Yemen’s food insecurity has deep roots, but the convergence of aid cutbacks, operational halts in the areas of greatest need, economic freefall, and climate shocks risks erasing fragile gains in nutrition and pushing more families beyond their breaking point.

Aid agencies helping to address malnutrition in Yemen include:  the International Committee of the Red Cross, Action Against Hunger, Save the Children, the International Rescue Committee, Médecins Sans Frontières, CARE, Norwegian Refugee Council, Danish Refugee Council, Oxfam, Islamic Relief, Medair and the Adventist Development and Relief Agency.  Relief International is working with WFP in food aid in the south of Yemen.  UNICEF coordinates much of the nutrition programming for children and mothers, and the U.N. Nutrition Cluster (led by UNICEF), which reports for 44 operational nutrition partners in Yemen.

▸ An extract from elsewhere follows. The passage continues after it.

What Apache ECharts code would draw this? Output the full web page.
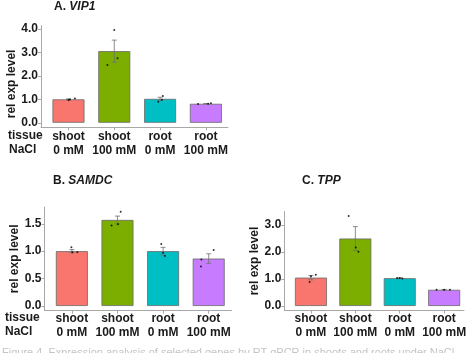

Further information, see:  https://www.nutritioncluster.net/country/yemen

and https://fscluster.org/yemen

 

Hunger Increases Even Further in The Sudan

August 28, 2025:  Aid agencies estimate that malnutrition in Sudan increases in scale, depth and scope.  Much of the reporting comes from the far western region of Darfur, where, between January and May 2025, North Darfur saw a 46% increase in children admitted for SAM treatment at health centers compared to the same period in 2024 — with over 40,000 children treated in just that region.

As a result of 2 1/2 years of civil war, over 14 million Sudanese have been displaced by violence, both internally and across borders.  In the largest camp for displaced persons, Zamzam in North Darfur,  Médecins Sans Frontières (MSF) reported devastating malnutrition rates — as high as 29–30% acute malnutrition, and high mortality (e.g., one child dying every two hours.  Similarly,  Save the Children reported a nearly fourfold increase in severe acute malnutrition cases seen in one South Kordofan clinic from June 2023 to June 2024, with 1,457 children admitted in June 2024 alone.

Though access by international organizations to children in this large, rural country is limited, UNICEF estimates that some 3.2 million children under 5 may have  acute malnutrition in 2025, including about 770,000 experiencing Severe Acute Malnutrition, meaning they are extremely wasted.

The U.N.’s advisory body about famine, the Integrated Food Security Phase Classification (IPC) reported 25.6 million people in the Sudan are food insecure, and of those, 8.5 million are in Emergency (Famine degree Phase 4) and another 755,000 are in Catastrophe/Famine (Famine degree Phase 5).

Humanitarian access is greatly constrained, with persistent fighting preventing deliveries of food or supplies into many areas, notably in Darfur, Khartoum, and regions with large numbers of internally displaced person.

Concern Worldwide is supporting 81 health facilities across Sudan, particularly in West and Central Darfur, treating children under five for acute malnutrition, with a focus on delivering ready-to-use therapeutic food (RUTF).  Despite the destruction of Sudan’s only RUTF factory in 2023, Concern has secured and delivered 10 metric tons of RUTF to vulnerable communities. In 2024, they reached nearly 484,000 people with lifesaving health and nutrition support.